What is needed - Copy the material that follows word for word and omit its pictures.

** BEGIN Available data **

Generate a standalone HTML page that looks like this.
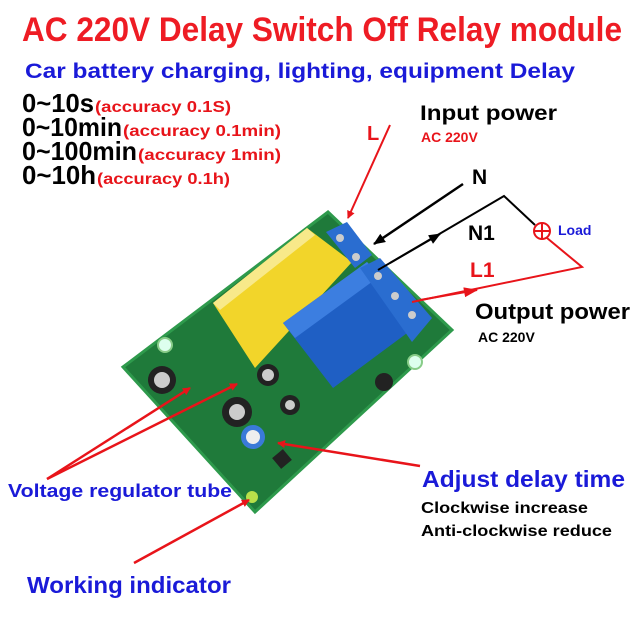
<!DOCTYPE html>
<html><head><meta charset="utf-8"><style>
html,body{margin:0;padding:0;background:#fff}
svg{display:block}
text{font-family:"Liberation Sans",sans-serif;font-weight:bold}
</style></head><body>
<svg width="640" height="640" viewBox="0 0 640 640" xmlns="http://www.w3.org/2000/svg">
<defs>
<marker id="ar" markerWidth="8" markerHeight="8" refX="7" refY="4" orient="auto" markerUnits="userSpaceOnUse"><path d="M0,0 L8,4 L0,8 z" fill="#e8141a"/></marker>
<marker id="ab" markerWidth="12" markerHeight="10" refX="11" refY="5" orient="auto" markerUnits="userSpaceOnUse"><path d="M0,0 L12,5 L0,10 z" fill="#000"/></marker>
<marker id="arr" markerWidth="14" markerHeight="10" refX="13" refY="5" orient="auto" markerUnits="userSpaceOnUse"><path d="M0,0 L14,5 L0,10 z" fill="#e8141a"/></marker>
</defs>
<rect width="640" height="640" fill="#fff"/>
<text x="22" y="41" font-size="34" fill="#ee1c24" textLength="600" lengthAdjust="spacingAndGlyphs">AC 220V Delay Switch Off Relay module</text>
<text x="25" y="78" font-size="21" fill="#1a1ad8" textLength="550" lengthAdjust="spacingAndGlyphs">Car battery charging, lighting, equipment Delay</text>
<text x="22" y="112" font-size="26" fill="#000" textLength="72" lengthAdjust="spacingAndGlyphs">0~10s</text>
<text x="95" y="112" font-size="16" fill="#e8141a" textLength="136" lengthAdjust="spacingAndGlyphs">(accuracy 0.1S)</text>
<text x="22" y="136" font-size="26" fill="#000" textLength="100" lengthAdjust="spacingAndGlyphs">0~10min</text>
<text x="123" y="136" font-size="16" fill="#e8141a" textLength="158" lengthAdjust="spacingAndGlyphs">(accuracy 0.1min)</text>
<text x="22" y="160" font-size="26" fill="#000" textLength="115" lengthAdjust="spacingAndGlyphs">0~100min</text>
<text x="138" y="160" font-size="16" fill="#e8141a" textLength="143" lengthAdjust="spacingAndGlyphs">(accuracy 1min)</text>
<text x="22" y="184" font-size="26" fill="#000" textLength="74" lengthAdjust="spacingAndGlyphs">0~10h</text>
<text x="97" y="184" font-size="16" fill="#e8141a" textLength="133" lengthAdjust="spacingAndGlyphs">(accuracy 0.1h)</text>
<text x="420" y="120" font-size="21" fill="#000" textLength="137" lengthAdjust="spacingAndGlyphs">Input power</text>
<text x="421" y="142" font-size="14" fill="#e8141a">AC 220V</text>
<text x="367" y="140" font-size="20" fill="#e8141a">L</text>
<text x="472" y="184" font-size="21" fill="#000">N</text>
<text x="468" y="240" font-size="21" fill="#000">N1</text>
<text x="470" y="277" font-size="21" fill="#e8141a">L1</text>
<text x="558" y="235" font-size="14" fill="#1a1ad8">Load</text>
<text x="475" y="319" font-size="22" fill="#000" textLength="155" lengthAdjust="spacingAndGlyphs">Output power</text>
<text x="478" y="342" font-size="14" fill="#000">AC 220V</text>
<text x="422" y="487" font-size="23" fill="#1a1ad8" textLength="203" lengthAdjust="spacingAndGlyphs">Adjust delay time</text>
<text x="421" y="513" font-size="16" fill="#000" textLength="167" lengthAdjust="spacingAndGlyphs">Clockwise increase</text>
<text x="421" y="536" font-size="16" fill="#000" textLength="191" lengthAdjust="spacingAndGlyphs">Anti-clockwise reduce</text>
<text x="8" y="497" font-size="18" fill="#1a1ad8" textLength="224" lengthAdjust="spacingAndGlyphs">Voltage regulator tube</text>
<text x="27" y="593" font-size="23" fill="#1a1ad8" textLength="204" lengthAdjust="spacingAndGlyphs">Working indicator</text>
<polygon points="123,367 328,212 452,330 255,512" fill="#1f7a3a"/>
<polygon points="123,367 328,212 452,330 255,512" fill="none" stroke="#2e9a4c" stroke-width="3"/>
<circle cx="165" cy="345" r="7" fill="#dfe" stroke="#8c8" stroke-width="2"/>
<circle cx="415" cy="362" r="7" fill="#dfe" stroke="#8c8" stroke-width="2"/>
<polygon points="213,303 307,228 352,262 255,368" fill="#f2d52a"/>
<polygon points="213,303 307,228 315,235 220,310" fill="#f8e98a"/>
<polygon points="283,323 367,262 422,322 333,388" fill="#1f5fc4"/>
<polygon points="283,323 367,262 380,276 295,338" fill="#3c7ee0"/>
<polygon points="326,232 347,222 372,255 355,268" fill="#2a6dd0"/>
<polygon points="360,268 380,258 432,318 412,342" fill="#2a6dd0"/>
<circle cx="340" cy="238" r="4" fill="#ccc"/><circle cx="356" cy="257" r="4" fill="#ccc"/>
<circle cx="378" cy="276" r="4" fill="#ccc"/><circle cx="395" cy="296" r="4" fill="#ccc"/><circle cx="412" cy="315" r="4" fill="#ccc"/>
<circle cx="162" cy="380" r="14" fill="#222"/><circle cx="162" cy="380" r="8" fill="#ccc"/>
<circle cx="237" cy="412" r="15" fill="#222"/><circle cx="237" cy="412" r="8" fill="#ccc"/>
<circle cx="268" cy="375" r="11" fill="#222"/><circle cx="268" cy="375" r="6" fill="#ccc"/>
<circle cx="290" cy="405" r="10" fill="#222"/><circle cx="290" cy="405" r="5" fill="#ccc"/>
<circle cx="384" cy="382" r="9" fill="#222"/>
<circle cx="253" cy="437" r="12" fill="#3a7ad8"/><circle cx="253" cy="437" r="7" fill="#eee"/>
<rect x="275" y="452" width="14" height="14" fill="#222" transform="rotate(-40 282 459)"/>
<circle cx="252" cy="497" r="6" fill="#b8e04a"/>
<line x1="390" y1="125" x2="348" y2="218" stroke="#e8141a" stroke-width="2" marker-end="url(#ar)"/>
<line x1="463" y1="184" x2="374" y2="244" stroke="#000" stroke-width="2.5" marker-end="url(#ab)"/>
<polyline points="378,270 504,196 535,225" fill="none" stroke="#000" stroke-width="2"/>
<line x1="390" y1="263" x2="440" y2="234" stroke="#000" stroke-width="2" marker-end="url(#ab)"/>
<circle cx="542" cy="231" r="8" fill="#fff" stroke="#e8141a" stroke-width="2"/>
<line x1="534" y1="231" x2="550" y2="231" stroke="#e8141a" stroke-width="2"/>
<line x1="542" y1="223" x2="542" y2="239" stroke="#e8141a" stroke-width="2"/>
<polyline points="547,238 582,267 412,302" fill="none" stroke="#e8141a" stroke-width="2"/>
<line x1="420" y1="300" x2="477" y2="290" stroke="#e8141a" stroke-width="2" marker-end="url(#arr)"/>
<line x1="47" y1="479" x2="190" y2="388" stroke="#e8141a" stroke-width="2.5" marker-end="url(#ar)"/>
<line x1="47" y1="479" x2="237" y2="384" stroke="#e8141a" stroke-width="2.5" marker-end="url(#ar)"/>
<line x1="420" y1="466" x2="278" y2="443" stroke="#e8141a" stroke-width="2.5" marker-end="url(#ar)"/>
<line x1="134" y1="563" x2="249" y2="500" stroke="#e8141a" stroke-width="2.5" marker-end="url(#ar)"/>
</svg>
</body></html>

** END Available data **

The answer -
Generate a standalone HTML page that looks like this.
<!DOCTYPE html>
<html><head><meta charset="utf-8"><style>
html,body{margin:0;padding:0;background:#fff}
svg{display:block}
text{font-family:"Liberation Sans",sans-serif;font-weight:bold}
</style></head><body>
<svg width="640" height="640" viewBox="0 0 640 640" xmlns="http://www.w3.org/2000/svg">
<defs>
<marker id="ar" markerWidth="8" markerHeight="8" refX="7" refY="4" orient="auto" markerUnits="userSpaceOnUse"><path d="M0,0 L8,4 L0,8 z" fill="#e8141a"/></marker>
<marker id="ab" markerWidth="12" markerHeight="10" refX="11" refY="5" orient="auto" markerUnits="userSpaceOnUse"><path d="M0,0 L12,5 L0,10 z" fill="#000"/></marker>
<marker id="arr" markerWidth="14" markerHeight="10" refX="13" refY="5" orient="auto" markerUnits="userSpaceOnUse"><path d="M0,0 L14,5 L0,10 z" fill="#e8141a"/></marker>
</defs>
<rect width="640" height="640" fill="#fff"/>
<text x="22" y="41" font-size="34" fill="#ee1c24" textLength="600" lengthAdjust="spacingAndGlyphs">AC 220V Delay Switch Off Relay module</text>
<text x="25" y="78" font-size="21" fill="#1a1ad8" textLength="550" lengthAdjust="spacingAndGlyphs">Car battery charging, lighting, equipment Delay</text>
<text x="22" y="112" font-size="26" fill="#000" textLength="72" lengthAdjust="spacingAndGlyphs">0~10s</text>
<text x="95" y="112" font-size="16" fill="#e8141a" textLength="136" lengthAdjust="spacingAndGlyphs">(accuracy 0.1S)</text>
<text x="22" y="136" font-size="26" fill="#000" textLength="100" lengthAdjust="spacingAndGlyphs">0~10min</text>
<text x="123" y="136" font-size="16" fill="#e8141a" textLength="158" lengthAdjust="spacingAndGlyphs">(accuracy 0.1min)</text>
<text x="22" y="160" font-size="26" fill="#000" textLength="115" lengthAdjust="spacingAndGlyphs">0~100min</text>
<text x="138" y="160" font-size="16" fill="#e8141a" textLength="143" lengthAdjust="spacingAndGlyphs">(accuracy 1min)</text>
<text x="22" y="184" font-size="26" fill="#000" textLength="74" lengthAdjust="spacingAndGlyphs">0~10h</text>
<text x="97" y="184" font-size="16" fill="#e8141a" textLength="133" lengthAdjust="spacingAndGlyphs">(accuracy 0.1h)</text>
<text x="420" y="120" font-size="21" fill="#000" textLength="137" lengthAdjust="spacingAndGlyphs">Input power</text>
<text x="421" y="142" font-size="14" fill="#e8141a">AC 220V</text>
<text x="367" y="140" font-size="20" fill="#e8141a">L</text>
<text x="472" y="184" font-size="21" fill="#000">N</text>
<text x="468" y="240" font-size="21" fill="#000">N1</text>
<text x="470" y="277" font-size="21" fill="#e8141a">L1</text>
<text x="558" y="235" font-size="14" fill="#1a1ad8">Load</text>
<text x="475" y="319" font-size="22" fill="#000" textLength="155" lengthAdjust="spacingAndGlyphs">Output power</text>
<text x="478" y="342" font-size="14" fill="#000">AC 220V</text>
<text x="422" y="487" font-size="23" fill="#1a1ad8" textLength="203" lengthAdjust="spacingAndGlyphs">Adjust delay time</text>
<text x="421" y="513" font-size="16" fill="#000" textLength="167" lengthAdjust="spacingAndGlyphs">Clockwise increase</text>
<text x="421" y="536" font-size="16" fill="#000" textLength="191" lengthAdjust="spacingAndGlyphs">Anti-clockwise reduce</text>
<text x="8" y="497" font-size="18" fill="#1a1ad8" textLength="224" lengthAdjust="spacingAndGlyphs">Voltage regulator tube</text>
<text x="27" y="593" font-size="23" fill="#1a1ad8" textLength="204" lengthAdjust="spacingAndGlyphs">Working indicator</text>
<polygon points="123,367 328,212 452,330 255,512" fill="#1f7a3a"/>
<polygon points="123,367 328,212 452,330 255,512" fill="none" stroke="#2e9a4c" stroke-width="3"/>
<circle cx="165" cy="345" r="7" fill="#dfe" stroke="#8c8" stroke-width="2"/>
<circle cx="415" cy="362" r="7" fill="#dfe" stroke="#8c8" stroke-width="2"/>
<polygon points="213,303 307,228 352,262 255,368" fill="#f2d52a"/>
<polygon points="213,303 307,228 315,235 220,310" fill="#f8e98a"/>
<polygon points="283,323 367,262 422,322 333,388" fill="#1f5fc4"/>
<polygon points="283,323 367,262 380,276 295,338" fill="#3c7ee0"/>
<polygon points="326,232 347,222 372,255 355,268" fill="#2a6dd0"/>
<polygon points="360,268 380,258 432,318 412,342" fill="#2a6dd0"/>
<circle cx="340" cy="238" r="4" fill="#ccc"/><circle cx="356" cy="257" r="4" fill="#ccc"/>
<circle cx="378" cy="276" r="4" fill="#ccc"/><circle cx="395" cy="296" r="4" fill="#ccc"/><circle cx="412" cy="315" r="4" fill="#ccc"/>
<circle cx="162" cy="380" r="14" fill="#222"/><circle cx="162" cy="380" r="8" fill="#ccc"/>
<circle cx="237" cy="412" r="15" fill="#222"/><circle cx="237" cy="412" r="8" fill="#ccc"/>
<circle cx="268" cy="375" r="11" fill="#222"/><circle cx="268" cy="375" r="6" fill="#ccc"/>
<circle cx="290" cy="405" r="10" fill="#222"/><circle cx="290" cy="405" r="5" fill="#ccc"/>
<circle cx="384" cy="382" r="9" fill="#222"/>
<circle cx="253" cy="437" r="12" fill="#3a7ad8"/><circle cx="253" cy="437" r="7" fill="#eee"/>
<rect x="275" y="452" width="14" height="14" fill="#222" transform="rotate(-40 282 459)"/>
<circle cx="252" cy="497" r="6" fill="#b8e04a"/>
<line x1="390" y1="125" x2="348" y2="218" stroke="#e8141a" stroke-width="2" marker-end="url(#ar)"/>
<line x1="463" y1="184" x2="374" y2="244" stroke="#000" stroke-width="2.5" marker-end="url(#ab)"/>
<polyline points="378,270 504,196 535,225" fill="none" stroke="#000" stroke-width="2"/>
<line x1="390" y1="263" x2="440" y2="234" stroke="#000" stroke-width="2" marker-end="url(#ab)"/>
<circle cx="542" cy="231" r="8" fill="#fff" stroke="#e8141a" stroke-width="2"/>
<line x1="534" y1="231" x2="550" y2="231" stroke="#e8141a" stroke-width="2"/>
<line x1="542" y1="223" x2="542" y2="239" stroke="#e8141a" stroke-width="2"/>
<polyline points="547,238 582,267 412,302" fill="none" stroke="#e8141a" stroke-width="2"/>
<line x1="420" y1="300" x2="477" y2="290" stroke="#e8141a" stroke-width="2" marker-end="url(#arr)"/>
<line x1="47" y1="479" x2="190" y2="388" stroke="#e8141a" stroke-width="2.5" marker-end="url(#ar)"/>
<line x1="47" y1="479" x2="237" y2="384" stroke="#e8141a" stroke-width="2.5" marker-end="url(#ar)"/>
<line x1="420" y1="466" x2="278" y2="443" stroke="#e8141a" stroke-width="2.5" marker-end="url(#ar)"/>
<line x1="134" y1="563" x2="249" y2="500" stroke="#e8141a" stroke-width="2.5" marker-end="url(#ar)"/>
</svg>
</body></html>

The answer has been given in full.